■ Exercise directions: Write out all the lines again, precisely as they stand, but without the images.

■ Dataset section:
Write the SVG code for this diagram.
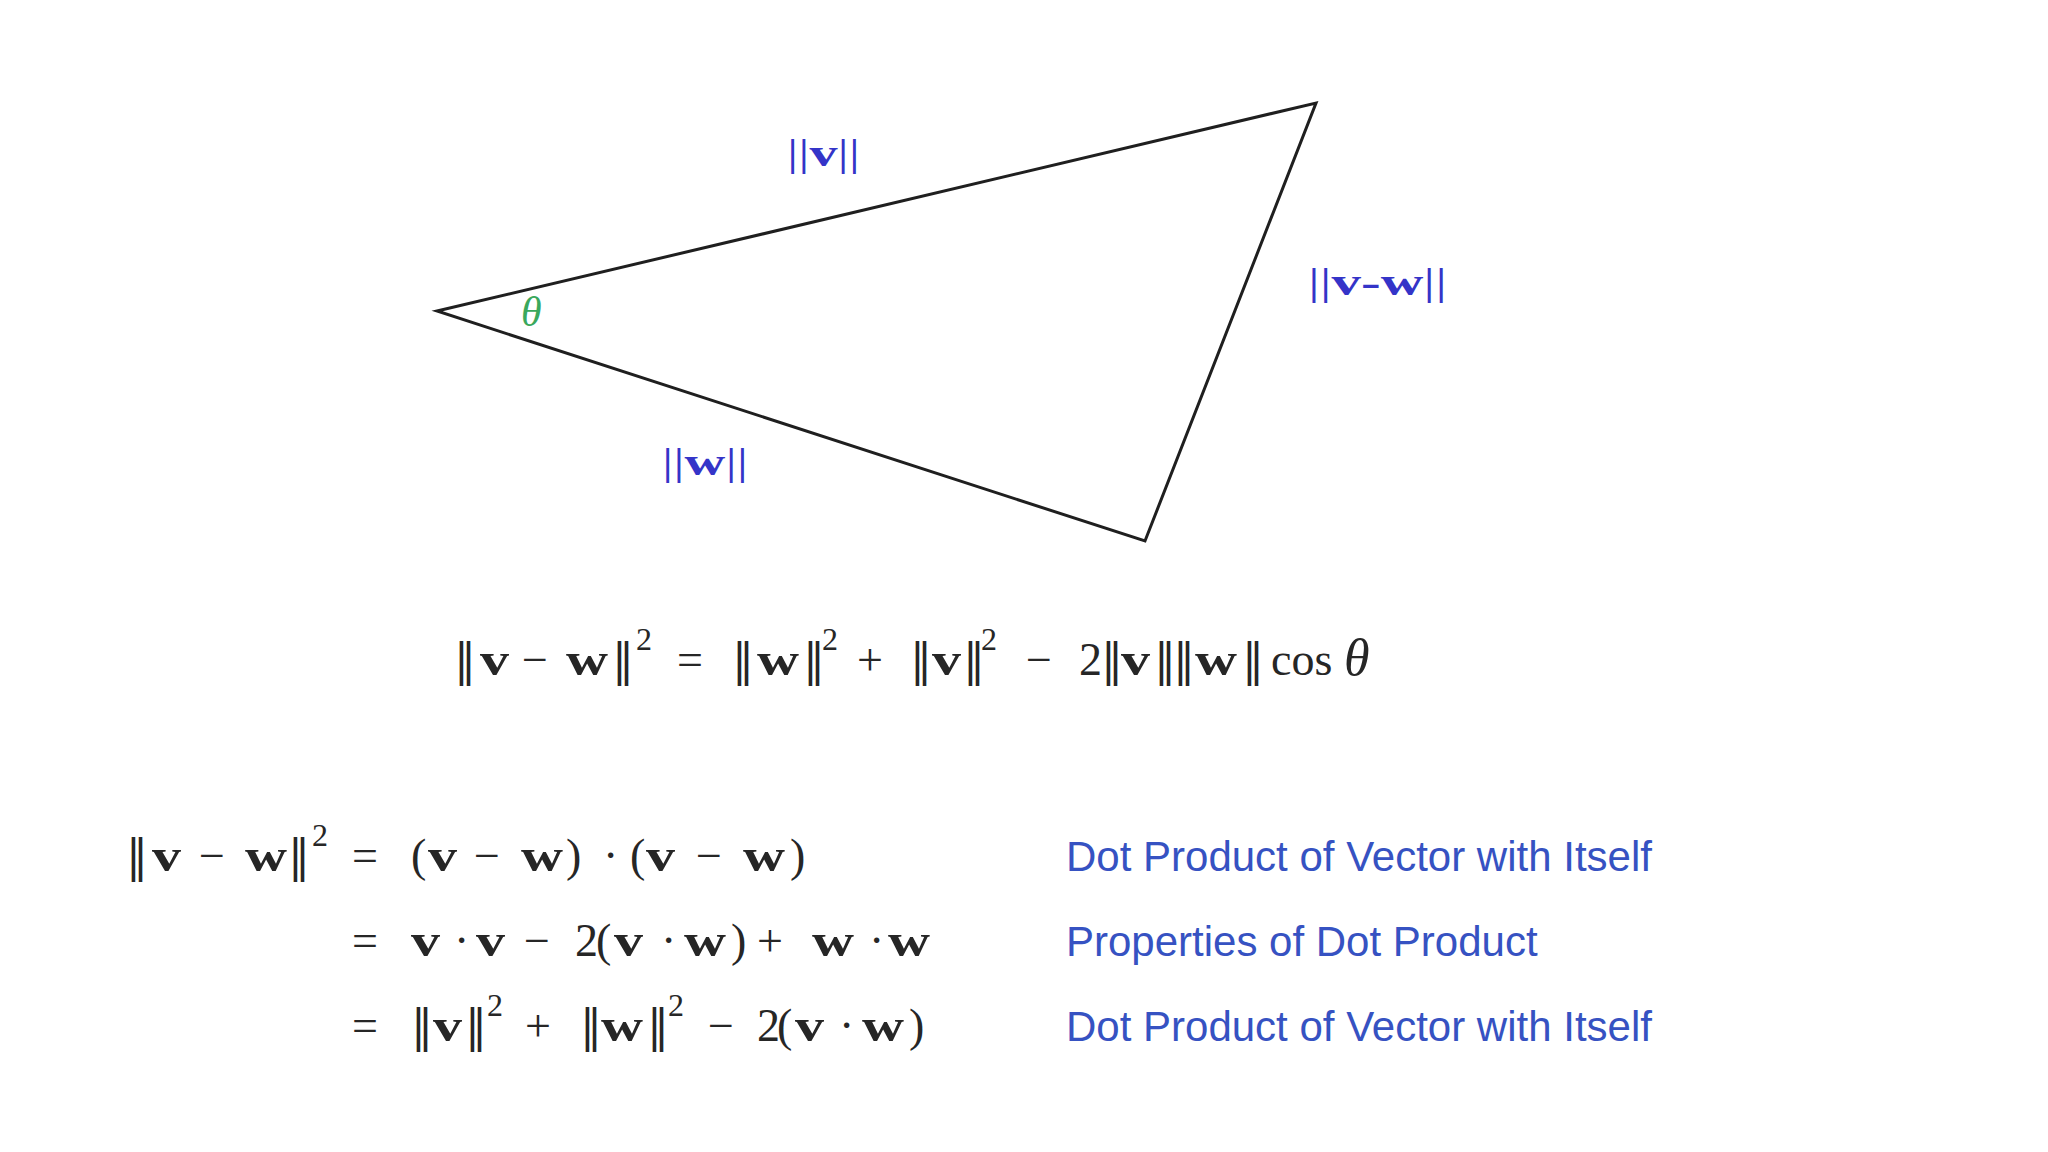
<svg xmlns="http://www.w3.org/2000/svg" width="2048" height="1152" viewBox="0 0 2048 1152">
<style>
.m{font-family:"Liberation Serif","DejaVu Serif",serif;font-size:46px;fill:#262626}
.b{font-weight:bold;font-size:47px}
.s{font-size:32px}
.n{font-family:"DejaVu Serif","Liberation Serif",serif;font-size:44px;font-weight:normal}
.lab{font-family:"Liberation Serif","DejaVu Serif",serif;font-size:38px;fill:#3434c8}
.lab .bv{font-weight:bold}
.note{font-family:"Liberation Sans",Arial,sans-serif;font-size:42px;fill:#3652c2}
</style>
<rect width="2048" height="1152" fill="#ffffff"/>
<g id="triangle">
<polygon points="437,311 1316,103 1145,541" fill="none" stroke="#1f1f1f" stroke-width="3" stroke-linejoin="miter"/>
</g>
<g id="label-v"><text class="lab" x="787" y="166" textLength="73" lengthAdjust="spacingAndGlyphs">||<tspan class="bv">v</tspan>||</text></g>
<g id="label-vw"><text class="lab" x="1308" y="295" textLength="139" lengthAdjust="spacingAndGlyphs">||<tspan class="bv">v-w</tspan>||</text></g>
<g id="label-w"><text class="lab" x="662" y="475" textLength="86" lengthAdjust="spacingAndGlyphs">||<tspan class="bv">w</tspan>||</text></g>
<g id="label-theta"><text x="521" y="326" font-family="Liberation Serif,DejaVu Serif,serif" font-style="italic" font-size="42" fill="#3aa85c">θ</text></g>
<g id="law-of-cosines">
<text class="m" y="675"><tspan class="n" x="454">‖</tspan><tspan class="b" x="480" textLength="29" lengthAdjust="spacingAndGlyphs">v</tspan><tspan x="522">−</tspan><tspan class="b" x="566" textLength="42" lengthAdjust="spacingAndGlyphs">w</tspan><tspan class="n" x="612">‖</tspan><tspan class="s" x="636" dy="-25">2</tspan><tspan x="677" dy="25">=</tspan><tspan class="n" x="732">‖</tspan><tspan class="b" x="757" textLength="42" lengthAdjust="spacingAndGlyphs">w</tspan><tspan class="n" x="803">‖</tspan><tspan class="s" x="822" dy="-25">2</tspan><tspan x="857" dy="25">+</tspan><tspan class="n" x="910">‖</tspan><tspan class="b" x="932" textLength="29" lengthAdjust="spacingAndGlyphs">v</tspan><tspan class="n" x="963">‖</tspan><tspan class="s" x="981" dy="-25">2</tspan><tspan x="1026" dy="25">−</tspan><tspan x="1079">2</tspan><tspan class="n" x="1101">‖</tspan><tspan class="b" x="1121" textLength="29" lengthAdjust="spacingAndGlyphs">v</tspan><tspan class="n" x="1154">‖</tspan><tspan class="n" x="1173">‖</tspan><tspan class="b" x="1195" textLength="42" lengthAdjust="spacingAndGlyphs">w</tspan><tspan class="n" x="1242">‖</tspan><tspan x="1271">cos</tspan><tspan x="1344" font-style="italic" font-size="52">θ</tspan></text>
</g>
<g id="derivation">
<text class="m" y="871"><tspan class="n" x="126">‖</tspan><tspan class="b" x="152" textLength="29" lengthAdjust="spacingAndGlyphs">v</tspan><tspan x="199">−</tspan><tspan class="b" x="245" textLength="42" lengthAdjust="spacingAndGlyphs">w</tspan><tspan class="n" x="288">‖</tspan><tspan class="s" x="312" dy="-25">2</tspan><tspan x="352" dy="25">=</tspan><tspan x="411">(</tspan><tspan class="b" x="428" textLength="29" lengthAdjust="spacingAndGlyphs">v</tspan><tspan x="474">−</tspan><tspan class="b" x="521" textLength="42" lengthAdjust="spacingAndGlyphs">w</tspan><tspan x="566">)</tspan><tspan x="603">·</tspan><tspan x="630">(</tspan><tspan class="b" x="646" textLength="29" lengthAdjust="spacingAndGlyphs">v</tspan><tspan x="696">−</tspan><tspan class="b" x="743" textLength="42" lengthAdjust="spacingAndGlyphs">w</tspan><tspan x="790">)</tspan></text>
<text class="m" y="956"><tspan x="352">=</tspan><tspan class="b" x="411" textLength="29" lengthAdjust="spacingAndGlyphs">v</tspan><tspan x="454">·</tspan><tspan class="b" x="476" textLength="29" lengthAdjust="spacingAndGlyphs">v</tspan><tspan x="524">−</tspan><tspan x="575">2</tspan><tspan x="596">(</tspan><tspan class="b" x="614" textLength="29" lengthAdjust="spacingAndGlyphs">v</tspan><tspan x="661">·</tspan><tspan class="b" x="684" textLength="42" lengthAdjust="spacingAndGlyphs">w</tspan><tspan x="731">)</tspan><tspan x="757">+</tspan><tspan class="b" x="812" textLength="42" lengthAdjust="spacingAndGlyphs">w</tspan><tspan x="869">·</tspan><tspan class="b" x="888" textLength="42" lengthAdjust="spacingAndGlyphs">w</tspan></text>
<text class="m" y="1041"><tspan x="352">=</tspan><tspan class="n" x="411">‖</tspan><tspan class="b" x="433" textLength="29" lengthAdjust="spacingAndGlyphs">v</tspan><tspan class="n" x="465">‖</tspan><tspan class="s" x="487" dy="-25">2</tspan><tspan x="525" dy="25">+</tspan><tspan class="n" x="580">‖</tspan><tspan class="b" x="601" textLength="42" lengthAdjust="spacingAndGlyphs">w</tspan><tspan class="n" x="647">‖</tspan><tspan class="s" x="668" dy="-25">2</tspan><tspan x="708" dy="25">−</tspan><tspan x="757">2</tspan><tspan x="777">(</tspan><tspan class="b" x="795" textLength="29" lengthAdjust="spacingAndGlyphs">v</tspan><tspan x="839">·</tspan><tspan class="b" x="862" textLength="42" lengthAdjust="spacingAndGlyphs">w</tspan><tspan x="909">)</tspan></text>
</g>
<g id="notes">
<text class="note" x="1066" y="871">Dot Product of Vector with Itself</text>
<text class="note" x="1066" y="956">Properties of Dot Product</text>
<text class="note" x="1066" y="1041">Dot Product of Vector with Itself</text>
</g>
<g id="connectors"></g>
</svg>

■ Full answer:
Write the SVG code for this diagram.
<svg xmlns="http://www.w3.org/2000/svg" width="2048" height="1152" viewBox="0 0 2048 1152">
<style>
.m{font-family:"Liberation Serif","DejaVu Serif",serif;font-size:46px;fill:#262626}
.b{font-weight:bold;font-size:47px}
.s{font-size:32px}
.n{font-family:"DejaVu Serif","Liberation Serif",serif;font-size:44px;font-weight:normal}
.lab{font-family:"Liberation Serif","DejaVu Serif",serif;font-size:38px;fill:#3434c8}
.lab .bv{font-weight:bold}
.note{font-family:"Liberation Sans",Arial,sans-serif;font-size:42px;fill:#3652c2}
</style>
<rect width="2048" height="1152" fill="#ffffff"/>
<g id="triangle">
<polygon points="437,311 1316,103 1145,541" fill="none" stroke="#1f1f1f" stroke-width="3" stroke-linejoin="miter"/>
</g>
<g id="label-v"><text class="lab" x="787" y="166" textLength="73" lengthAdjust="spacingAndGlyphs">||<tspan class="bv">v</tspan>||</text></g>
<g id="label-vw"><text class="lab" x="1308" y="295" textLength="139" lengthAdjust="spacingAndGlyphs">||<tspan class="bv">v-w</tspan>||</text></g>
<g id="label-w"><text class="lab" x="662" y="475" textLength="86" lengthAdjust="spacingAndGlyphs">||<tspan class="bv">w</tspan>||</text></g>
<g id="label-theta"><text x="521" y="326" font-family="Liberation Serif,DejaVu Serif,serif" font-style="italic" font-size="42" fill="#3aa85c">θ</text></g>
<g id="law-of-cosines">
<text class="m" y="675"><tspan class="n" x="454">‖</tspan><tspan class="b" x="480" textLength="29" lengthAdjust="spacingAndGlyphs">v</tspan><tspan x="522">−</tspan><tspan class="b" x="566" textLength="42" lengthAdjust="spacingAndGlyphs">w</tspan><tspan class="n" x="612">‖</tspan><tspan class="s" x="636" dy="-25">2</tspan><tspan x="677" dy="25">=</tspan><tspan class="n" x="732">‖</tspan><tspan class="b" x="757" textLength="42" lengthAdjust="spacingAndGlyphs">w</tspan><tspan class="n" x="803">‖</tspan><tspan class="s" x="822" dy="-25">2</tspan><tspan x="857" dy="25">+</tspan><tspan class="n" x="910">‖</tspan><tspan class="b" x="932" textLength="29" lengthAdjust="spacingAndGlyphs">v</tspan><tspan class="n" x="963">‖</tspan><tspan class="s" x="981" dy="-25">2</tspan><tspan x="1026" dy="25">−</tspan><tspan x="1079">2</tspan><tspan class="n" x="1101">‖</tspan><tspan class="b" x="1121" textLength="29" lengthAdjust="spacingAndGlyphs">v</tspan><tspan class="n" x="1154">‖</tspan><tspan class="n" x="1173">‖</tspan><tspan class="b" x="1195" textLength="42" lengthAdjust="spacingAndGlyphs">w</tspan><tspan class="n" x="1242">‖</tspan><tspan x="1271">cos</tspan><tspan x="1344" font-style="italic" font-size="52">θ</tspan></text>
</g>
<g id="derivation">
<text class="m" y="871"><tspan class="n" x="126">‖</tspan><tspan class="b" x="152" textLength="29" lengthAdjust="spacingAndGlyphs">v</tspan><tspan x="199">−</tspan><tspan class="b" x="245" textLength="42" lengthAdjust="spacingAndGlyphs">w</tspan><tspan class="n" x="288">‖</tspan><tspan class="s" x="312" dy="-25">2</tspan><tspan x="352" dy="25">=</tspan><tspan x="411">(</tspan><tspan class="b" x="428" textLength="29" lengthAdjust="spacingAndGlyphs">v</tspan><tspan x="474">−</tspan><tspan class="b" x="521" textLength="42" lengthAdjust="spacingAndGlyphs">w</tspan><tspan x="566">)</tspan><tspan x="603">·</tspan><tspan x="630">(</tspan><tspan class="b" x="646" textLength="29" lengthAdjust="spacingAndGlyphs">v</tspan><tspan x="696">−</tspan><tspan class="b" x="743" textLength="42" lengthAdjust="spacingAndGlyphs">w</tspan><tspan x="790">)</tspan></text>
<text class="m" y="956"><tspan x="352">=</tspan><tspan class="b" x="411" textLength="29" lengthAdjust="spacingAndGlyphs">v</tspan><tspan x="454">·</tspan><tspan class="b" x="476" textLength="29" lengthAdjust="spacingAndGlyphs">v</tspan><tspan x="524">−</tspan><tspan x="575">2</tspan><tspan x="596">(</tspan><tspan class="b" x="614" textLength="29" lengthAdjust="spacingAndGlyphs">v</tspan><tspan x="661">·</tspan><tspan class="b" x="684" textLength="42" lengthAdjust="spacingAndGlyphs">w</tspan><tspan x="731">)</tspan><tspan x="757">+</tspan><tspan class="b" x="812" textLength="42" lengthAdjust="spacingAndGlyphs">w</tspan><tspan x="869">·</tspan><tspan class="b" x="888" textLength="42" lengthAdjust="spacingAndGlyphs">w</tspan></text>
<text class="m" y="1041"><tspan x="352">=</tspan><tspan class="n" x="411">‖</tspan><tspan class="b" x="433" textLength="29" lengthAdjust="spacingAndGlyphs">v</tspan><tspan class="n" x="465">‖</tspan><tspan class="s" x="487" dy="-25">2</tspan><tspan x="525" dy="25">+</tspan><tspan class="n" x="580">‖</tspan><tspan class="b" x="601" textLength="42" lengthAdjust="spacingAndGlyphs">w</tspan><tspan class="n" x="647">‖</tspan><tspan class="s" x="668" dy="-25">2</tspan><tspan x="708" dy="25">−</tspan><tspan x="757">2</tspan><tspan x="777">(</tspan><tspan class="b" x="795" textLength="29" lengthAdjust="spacingAndGlyphs">v</tspan><tspan x="839">·</tspan><tspan class="b" x="862" textLength="42" lengthAdjust="spacingAndGlyphs">w</tspan><tspan x="909">)</tspan></text>
</g>
<g id="notes">
<text class="note" x="1066" y="871">Dot Product of Vector with Itself</text>
<text class="note" x="1066" y="956">Properties of Dot Product</text>
<text class="note" x="1066" y="1041">Dot Product of Vector with Itself</text>
</g>
<g id="connectors"></g>
</svg>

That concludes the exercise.